La Parola ogni giorno: 13 Maggio
Mercoledì della quinta settimana di Pasqua
✠ Lettura del Vangelo secondo Giovanni (Gv 12, 20-28)
In quel tempo. Tra quelli che erano saliti per il culto durante la festa c’erano anche alcuni Greci. Questi si avvicinarono a Filippo, che era di Betsàida di Galilea, e gli domandarono: «Signore, vogliamo vedere Gesù». Filippo andò a dirlo ad Andrea, e poi Andrea e Filippo andarono a dirlo a Gesù. Gesù rispose loro: «È venuta l’ora che il Figlio dell’uomo sia glorificato. In verità, in verità io vi dico: se il chicco di grano, caduto in terra, non muore, rimane solo; se invece muore, produce molto frutto. Chi ama la propria vita, la perde e chi odia la propria vita in questo mondo, la conserverà per la vita eterna. Se uno mi vuole servire, mi segua, e dove sono io, là sarà anche il mio servitore. Se uno serve me, il Padre lo onorerà. Adesso l’anima mia è turbata; che cosa dirò? Padre, salvami da quest’ora? Ma proprio per questo sono giunto a quest’ora!
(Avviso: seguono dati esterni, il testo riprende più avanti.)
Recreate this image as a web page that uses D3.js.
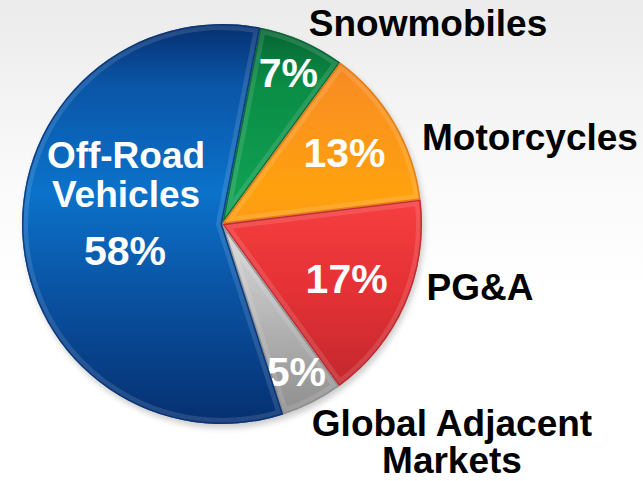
<!DOCTYPE html>
<meta charset="utf-8">
<style>
body { margin: 0; background: #fff; }
text { font-family: "Liberation Sans", Arial, sans-serif; font-weight: bold; }
</style>
<svg width="643" height="481"></svg>
<script src="https://d3js.org/d3.v7.min.js"></script>
<script>

// data, clockwise from the top
var segments = ["Snowmobiles", "Motorcycles", "PG&A", "Global Adjacent Markets", "Off-Road Vehicles"];
var shares = [7, 13, 17, 5, 58];
var outerLabels = [["Snowmobiles"], ["Motorcycles"], ["PG&A"], ["Global Adjacent", "Markets"], []];
var innerLabels = [[], [], [], [], ["Off-Road", "Vehicles"]];

// colours: [dark, base, light]
var sliceColors = [
  ["#056030", "#0a8c45", "#10a052"],
  ["#d9760f", "#f98e22", "#ffa10e"],
  ["#b5242a", "#e63236", "#f74040"],
  ["#8a8a8a", "#c4c4c4", "#e4e4e4"],
  ["#062f70", "#0a55a6", "#0b72ca"]
];

var svg = d3.select("svg"), width = +svg.attr("width"), height = +svg.attr("height");
var cx = 222, cy = 224, r = 200;
var startAt = 11 * Math.PI / 180;

var defs = svg.append("defs");

var bg = defs.append("linearGradient").attr("id", "bg").attr("x1", 0).attr("y1", 0).attr("x2", 0).attr("y2", 1);
bg.append("stop").attr("offset", "0").attr("stop-color", "#ebebeb");
bg.append("stop").attr("offset", "0.35").attr("stop-color", "#f9f9f9");
bg.append("stop").attr("offset", "0.6").attr("stop-color", "#ffffff");
svg.append("rect").attr("width", width).attr("height", height).attr("fill", "url(#bg)");

var shadow = defs.append("filter").attr("id", "shadow").attr("x", "-20%").attr("y", "-20%").attr("width", "140%").attr("height", "140%");
shadow.append("feGaussianBlur").attr("stdDeviation", 3);

sliceColors.forEach(function(c, i) {
  var g = defs.append("linearGradient").attr("id", "fill" + i)
    .attr("gradientUnits", "userSpaceOnUse")
    .attr("x1", 0).attr("y1", -r).attr("x2", 0).attr("y2", r);
  g.append("stop").attr("offset", "0").attr("stop-color", c[0]);
  g.append("stop").attr("offset", "0.15").attr("stop-color", c[1]);
  g.append("stop").attr("offset", "0.42").attr("stop-color", c[2]);
  g.append("stop").attr("offset", "0.65").attr("stop-color", c[1]);
  g.append("stop").attr("offset", "1").attr("stop-color", c[0]);
});

var pie = d3.pie().sort(null).value(function(d) { return d; })
  .startAngle(startAt).endAngle(startAt + 2 * Math.PI);
var arcs = pie(shares);
var arc = d3.arc().innerRadius(0).outerRadius(r);

var chart = svg.append("g").attr("transform", "translate(" + cx + "," + cy + ")");

// soft shadow under the disc
chart.append("circle").attr("cx", 2).attr("cy", 4).attr("r", r)
  .attr("fill", "#000").attr("opacity", 0.2).attr("filter", "url(#shadow)");

arcs.forEach(function(a, i) {
  defs.append("clipPath").attr("id", "clip" + i).append("path").attr("d", arc(a));
});

var slices = chart.selectAll("g.slice").data(arcs).enter().append("g").attr("class", "slice");

slices.append("path")
  .attr("d", arc)
  .attr("fill", function(d, i) { return "url(#fill" + i + ")"; });

// bevel: light band just inside the edges, dark rim
slices.append("path")
  .attr("d", arc)
  .attr("fill", "none")
  .attr("clip-path", function(d, i) { return "url(#clip" + i + ")"; })
  .attr("stroke", "#fff").attr("stroke-opacity", 0.12).attr("stroke-width", 12);

slices.append("path")
  .attr("d", arc)
  .attr("fill", "none")
  .attr("clip-path", function(d, i) { return "url(#clip" + i + ")"; })
  .attr("stroke", function(d, i) { return sliceColors[i][0]; })
  .attr("stroke-opacity", 0.8)
  .attr("stroke-width", 3);

// percentages inside the slices
var pctRadius = [166, 142, 136, 165, 0];
slices.each(function(d, i) {
  var mid = (d.startAngle + d.endAngle) / 2;
  var g = d3.select(this);
  if (i === 4) {
    var block = g.append("text").attr("fill", "#fff").attr("text-anchor", "middle");
    innerLabels[i].forEach(function(line, k) {
      block.append("tspan").attr("x", -96).attr("y", -56 + k * 39).attr("font-size", 37).text(line);
    });
    block.append("tspan").attr("x", -97).attr("y", 41).attr("font-size", 41).text(shares[i] + "%");
    return;
  }
  g.append("text")
    .attr("fill", "#fff")
    .attr("text-anchor", "middle")
    .attr("font-size", 41)
    .attr("x", pctRadius[i] * Math.sin(mid))
    .attr("y", -pctRadius[i] * Math.cos(mid) + 15)
    .text(shares[i] + "%");
});

// category names outside the pie
var outerAt = [[428, 36], [530, 150], [480, 300], [452, 436], null];
outerLabels.forEach(function(lines, i) {
  if (!lines.length) return;
  var t = svg.append("text").attr("fill", "#000").attr("text-anchor", "middle").attr("font-size", 37);
  lines.forEach(function(line, k) {
    t.append("tspan").attr("x", outerAt[i][0]).attr("y", outerAt[i][1] + k * 37).text(line);
  });
});

</script>
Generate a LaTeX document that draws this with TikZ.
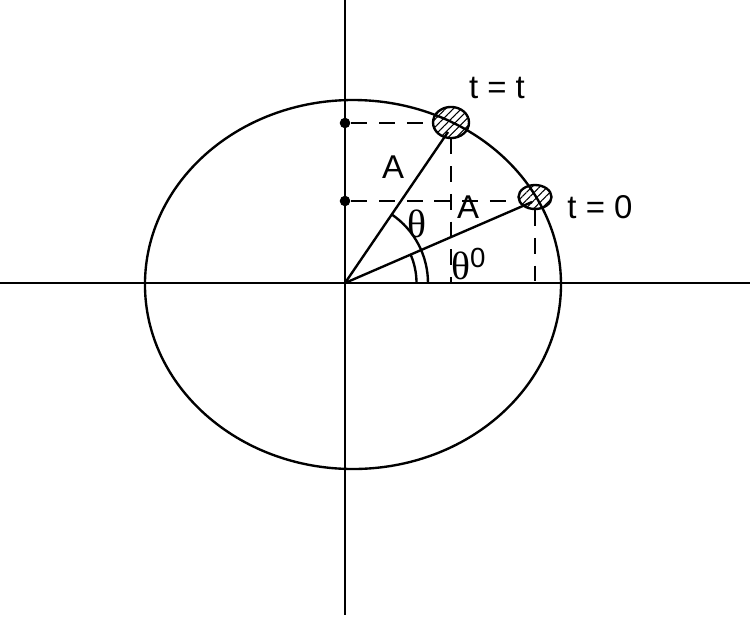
\documentclass[tikz,border=0pt]{standalone}
\usepackage{fontspec}
\setmainfont{Liberation Sans}
\newfontfamily\greekfont{Liberation Serif}
\usepackage{tikz}
\usetikzlibrary{arrows.meta,
	calc,
	patterns.meta,
	shapes}

\begin{document}
\begin{tikzpicture}[line width=1.8pt]
    \tikzstyle{dot}=[circle,fill=black,minimum size=8pt,inner sep=0pt]
    \tikzstyle{particle}=[ellipse,draw,line width=1.8pt,pattern={Lines[angle=45,distance=4.2pt,line width=0.8pt]},inner sep=0pt]
    \tikzstyle{projection}=[dashed,dash pattern=on 12pt off 9pt]
    \tikzstyle{label}=[font=\fontsize{25}{30}\selectfont,inner sep=0pt]
    \tikzstyle{angle}=[font=\fontsize{30}{34}\selectfont\greekfont,inner sep=0pt]
    \useasboundingbox (-9.2,-8.907) rectangle (10.8,7.547);
    \coordinate (O) at (0,0);
    % axes
    \coordinate (x_l) at (-9.2,0);
    \coordinate (x_r) at (10.8,0);
    \coordinate (y_t) at (0,7.547);
    \coordinate (y_b) at (0,-8.853);
    \draw (x_l) -- (x_r);
    \draw (y_t) -- (y_b);
    % orbit
    \draw (0.213,-0.04) ellipse [x radius=5.547,y radius=4.92];
    % particles
    \node[particle,minimum width=0.96cm,minimum height=0.83cm] (p_t) at (2.827,4.28) {};
    \node[particle,minimum width=0.88cm,minimum height=0.64cm] (p_0) at (5.067,2.293) {};
    \coordinate (r_t) at (2.747,4.027);
    \coordinate (r_0) at (4.987,2.16);
    \draw (O) -- (r_t);
    \draw (O) -- (r_0);
    % projections
    \node[dot] (d_t) at (0,4.267) {};
    \node[dot] (d_0) at (0,2.187) {};
    \draw[projection] (d_t) -- (d_t -| p_t.west);
    \draw[projection] (d_0) -- (d_0 -| p_0.west);
    \draw[projection] (p_t.south) -- (p_t.south |- O);
    \draw[projection] (p_0.south) -- (p_0.south |- O);
    % angles
    \draw ($(O)+(2.213,0)$) arc[start angle=0,end angle=55.7,radius=2.213];
    \draw ($(O)+(1.907,0)$) arc[start angle=0,end angle=23.4,radius=1.907];
    % labels
    \node[label] (l_t) at (4.053,5.2) {t = t};
    \node[label] (l_0) at (6.8,2.027) {t = 0};
    \node[label] (a_t) at (1.28,3.093) {A};
    \node[label] (a_0) at (3.28,2.027) {A};
    \node[angle] (th) at (1.92,1.573) {θ};
    \node[angle] (th_0) at (3.3,0.5) {θ\textsuperscript{\normalfont 0}};
\end{tikzpicture}
\end{document}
Padre, glorifica il tuo nome». Venne allora una voce dal cielo: «L’ho glorificato e lo glorificherò ancora!».
Commento
“Vogliamo vedere Gesù”: è il desiderio, che matura nel cuore di quel gruppo di greci che si trovano a Gerusalemme per la festa della Pasqua.
La risposta di Gesù non sembra adeguata alla loro domanda: quanto Egli dice circa la sua morte e il frutto che essa porterà, è la risposta alla possibilità per tutti di godere della salvezza e di vivere la fede, e dunque di poterlo vedere.
È arrivata la sua ora dice Gesù: questo significa che Egli ha piena coscienza della sua tragica morte, ma anche che essa coincide con la sua glorificazione.
Glorificare, cioè dare la massima importanza al Figlio dell’uomo, al Figlio di Dio e anche al Padre.
E come è possibile questo? Gesù ce lo dice attraverso una similitudine: se il chicco di grano caduto in terra non muore, rimane solo; se invece muore, produce molto frutto.
Qui il Figlio dell’uomo è chiamato a morire, a dare la vita per dare il frutto che il Padre si aspetta. Quel frutto per il quale il Padre lo ha inviato.
E continua: Se uno mi vuol servire mi segua, come a dire se uno vuole mettersi a mia disposizione deve seguirmi, fare quello che faccio io, camminare con me, seguire le mie orme, seguire il mio stile di vita che è abbandonare me stesso, dare la vita per gli altri.
Tutto ciò ci porta ad uscire dalla logica umana che è quella dell’egoismo, vuol dire non pensare a se stessi, a salvare la propria vita. Vuol dire donarsi agli altri, donarsi totalmente e gratuitamente agli altri.
Se uno mi vuol servire mi deve seguire su questa via. Se uno vuole stare con me per realizzare questo regno meraviglioso a cui siamo chiamati a partecipare mi deve seguire, deve compiere lo stesso cammino che compio io. Deve mettersi sulla via che percorro e percorrerò, che è la via dell’amore, e della croce. Non ce ne sono altre.
Umanamente non è piacevole, come non lo è stato nemmeno per Gesù. Lui stesso, come uomo, ha paura di percorrere questa strada, di arrivare in fondo, ha paura di perdere la propria vita. Ma è venuto perché Dio diventi importantissimo, per insegnarci a mettere Dio al primo posto. E per fare ciò Gesù deve realizzare, mettere in pratica, tutto ciò che ha insegnato salendo la via della croce. Quindi chi lo vuole servire lo deve seguire, deve salire con Lui sulla croce. Perché è dalla croce, dalla morte che si passa alla vita che si arriva alla resurrezione.
Oggi, mentre celebriamo la memoria liturgica della Madonna di Fatima, chiediamo a Maria di aiutarci a metterci a servizio di Gesù, di seguirlo per servirlo, come Lui ha servito noi, facendoci dono come Lui si è fatto dono per noi gratuitamente.